Above screenshot shows the position of the satellite at the end of the QSO. The Satellite rose in SSE and set in NNW. A calculative common window opened at the point, marked “O”. Local obstructions were not considered. Due to safety reasons transmissions in Dwingeloo are limited to elevations above 10°. So the AOS (acquisition of signal) happend shortly before the groundtrack of the Satellite crossed the 40th degree of latitude northwards, as soon as PI9CAM started transmissions. Sum of slant ranges (distance between ground station and satellite) was 3400 km at the beginning and 2000 km at the end of the contact.

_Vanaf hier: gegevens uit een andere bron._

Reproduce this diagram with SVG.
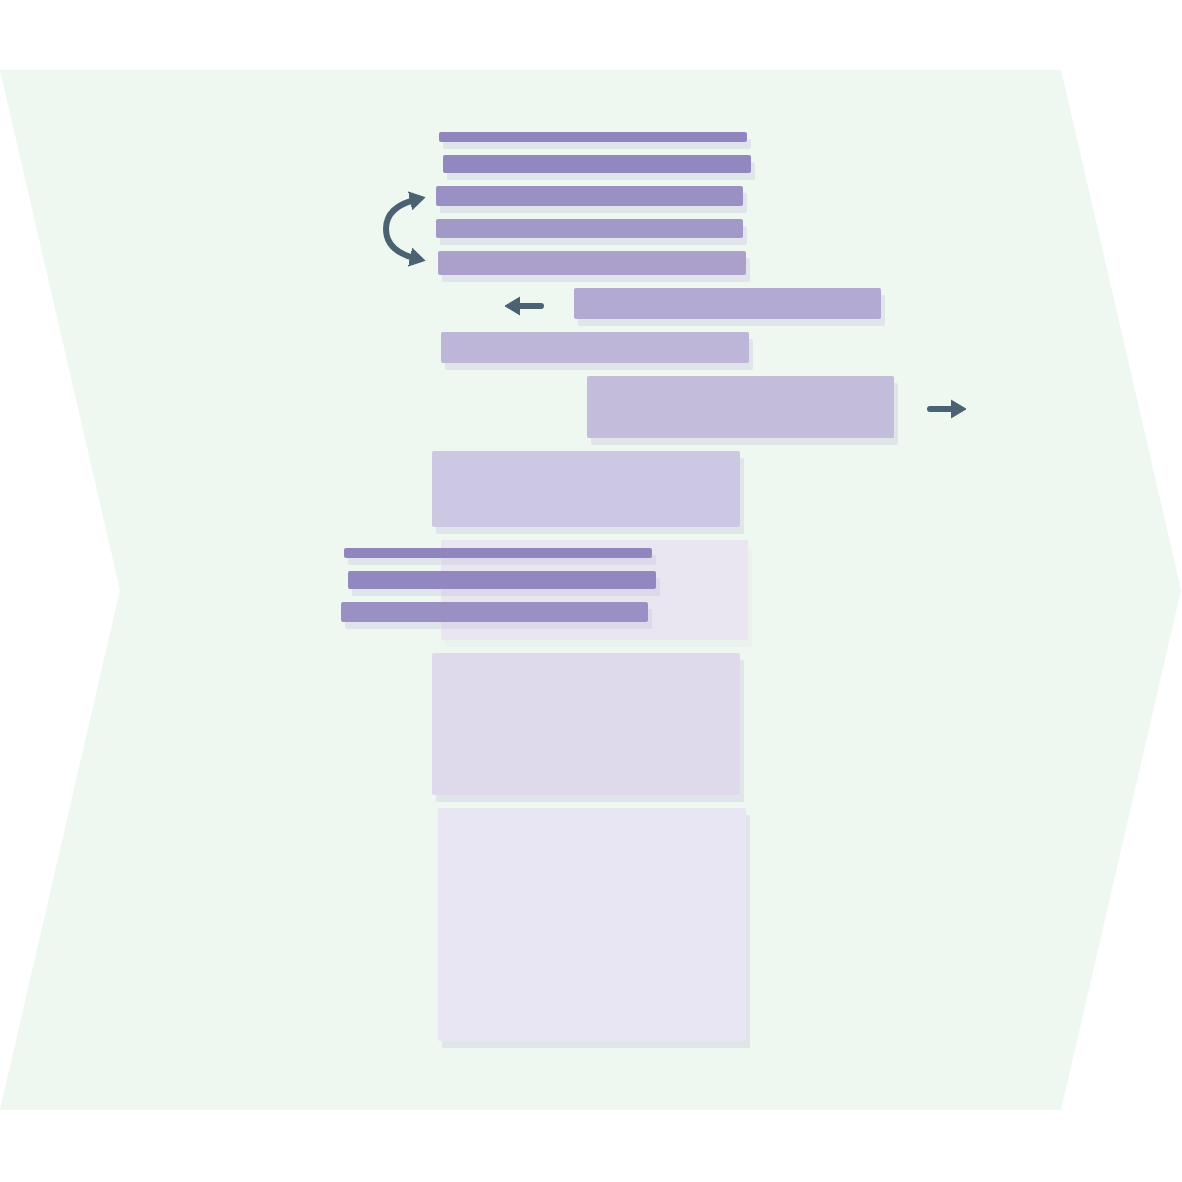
<svg xmlns="http://www.w3.org/2000/svg" width="1182" height="1182" viewBox="0 0 1182 1182">
<defs>
<style>
.sh{fill:rgb(190,190,215);fill-opacity:0.3}
.n rect{stroke:none}
.c{fill:none;stroke:#4b6272;stroke-width:6;stroke-linecap:round}
</style>
<marker id="ah" markerUnits="userSpaceOnUse" markerWidth="16" markerHeight="20" refX="8" refY="10" orient="auto-start-reverse" viewBox="0 0 16 20">
<path d="M0,1 L15,10 L0,19 z" fill="#4b6272" stroke="#4b6272" stroke-width="1" stroke-linejoin="round"/>
</marker>
</defs>
<rect width="1182" height="1182" fill="#ffffff"/>
<polygon id="bg" points="0,70 1061,70 1181,590 1061,1110 0,1110 120,590" fill="#eef7f0"/>

<g id="n1" class="n"><rect class="sh" x="443" y="139" width="308" height="10" rx="2"/><rect x="439" y="132" width="308" height="10" rx="2" fill="#9085be"/></g>
<g id="n2" class="n"><rect class="sh" x="447" y="162" width="308" height="18" rx="2"/><rect x="443" y="155" width="308" height="18" rx="2" fill="#9288bf"/></g>
<g id="n3" class="n"><rect class="sh" x="440" y="193" width="307" height="20" rx="2"/><rect x="436" y="186" width="307" height="20" rx="2" fill="#9a90c3"/></g>
<g id="n4" class="n"><rect class="sh" x="440" y="226" width="307" height="19" rx="2"/><rect x="436" y="219" width="307" height="19" rx="2" fill="#a399c9"/></g>
<g id="n5" class="n"><rect class="sh" x="442" y="258" width="308" height="24" rx="2"/><rect x="438" y="251" width="308" height="24" rx="2" fill="#aaa0cb"/></g>
<g id="n6" class="n"><rect class="sh" x="578" y="295" width="307" height="31" rx="2"/><rect x="574" y="288" width="307" height="31" rx="2" fill="#b3aad3"/></g>
<g id="n7" class="n"><rect class="sh" x="445" y="339" width="308" height="31" rx="2"/><rect x="441" y="332" width="308" height="31" rx="2" fill="#beb6d9"/></g>
<g id="n8" class="n"><rect class="sh" x="591" y="383" width="307" height="62" rx="2"/><rect x="587" y="376" width="307" height="62" rx="2" fill="#c4bcdb"/></g>
<g id="n9" class="n"><rect class="sh" x="436" y="458" width="308" height="76" rx="2"/><rect x="432" y="451" width="308" height="76" rx="2" fill="#ccc7e2"/></g>
<g id="n10" class="n"><rect class="sh" x="445" y="547" width="307" height="100" rx="2" style="fill-opacity:0.08"/><rect x="441" y="540" width="307" height="100" rx="2" fill="#e9e6f2"/></g>
<g id="n11" class="n"><rect class="sh" x="348" y="555" width="308" height="10" rx="2"/><rect x="344" y="548" width="308" height="10" rx="2" fill="#9085be"/></g>
<g id="n12" class="n"><rect class="sh" x="352" y="578" width="308" height="18" rx="2"/><rect x="348" y="571" width="308" height="18" rx="2" fill="#9288bf"/></g>
<g id="n13" class="n"><rect class="sh" x="345" y="609" width="307" height="20" rx="2"/><rect x="341" y="602" width="307" height="20" rx="2" fill="#9a90c3"/></g>
<g id="n14" class="n"><rect class="sh" x="436" y="660" width="308" height="142" rx="2"/><rect x="432" y="653" width="308" height="142" rx="2" fill="#ded9eb"/></g>
<g id="n15" class="n"><rect class="sh" x="442" y="815" width="308" height="233" rx="2"/><rect x="438" y="808" width="308" height="233" rx="2" fill="#e8e6f2"/></g>

<g id="connectors">
<path class="c" d="M418,199 C396,204 386,215 386,229 C386,243 396,254 418,259" marker-start="url(#ah)" marker-end="url(#ah)"/>
<path class="c" d="M541,306 L512,306" marker-end="url(#ah)"/>
<path class="c" d="M930,409 L959,409" marker-end="url(#ah)"/>
</g>
</svg>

Much of the reflections remained below the noise floor, but this one of PI9CAM, right at the beginning (14:10:10 UTC), is a nice example, of what can be received:

And vice versa DJ5AR as to be heard in Dwingeloo (14:11:00 UTC):

The used object OKEAN-O (NORAD #25860) is a joint Russian-Ukrainian Earth observation satellite, launched on July 17th, 1999 by an Ukrainian Zenit-2 carrier rocket. The satellite is in a polar orbit of about 650 km height with an inclination of 98°. The mass is 6.2 tons and the RCS (radar cross section) is figured between18 and 20 m². It has been used for research of natural resources, ecological monitoring and hazards prevention. Designed for a life time of 3 years, it is out of service now.



In use by the ground stations were the 25 m radio telescope in Dwingeloo by PI9CAM with 120 W and a 3 m dish with 150 W at the feed by DJ5AR in Mainz. The mode used was digital JT9H that comes with the new WSJT-X software by Joe Taylor, K1JT. The transmit/receive periods were set to 10 seconds, working around a center frequency of 1296.300 MHz. The automated Doppler tracking (+/- 60 kHz) has been performed for the complete path on DJ5AR´s side with a homebrew tracking software. The calculative power budget during the QSO was about -154 dBm. This value is very optimistic, as it presumes the optimum reflectivity of the satellite, which depends on its orientation.

Conclusion: The main difficulties in this game are:

  • Selection of suitable satellites, depending on radar cross sections and slant ranges.
  • Compensation of the Doppler shift with a maximum rate of 600 Hz/second.
  • Antenna tracking with dish of a mass of 120 tons.

To be continued…

2 – QSL for first Satellite Bounce by Amateurs arrived today (2015-12-23)


QSL-postcard for first Satellite Bounce between PI9CAM and DJ5AR

Today PI9CAM´s QSL for the first Satellite Bounce QSO via an unmanned spacecraft done by radio amateurs arrived by mail. As we know, there have been previous commercial attempts for Satellite Bounce in the early 60s using ECHO 1 and ECHO 2 which were inflated balloons with diameters of 30 and 41 m. The initial orbits were at heights of 1500 km and 1200 km.

The theoretical radar cross section (RCS) of ECHO 1 was 700 m², but measurements by military radar stations resulted in 900 to 1000 m² in the beginning. Later, the satellite deformed and shrunk. OKEAN-O, the one we used, has a radar cross section of 18 to 20 m² but is in a much lower orbit at a height of 650 km. This leads to quite similar unit power budgets, regardless the difference in size.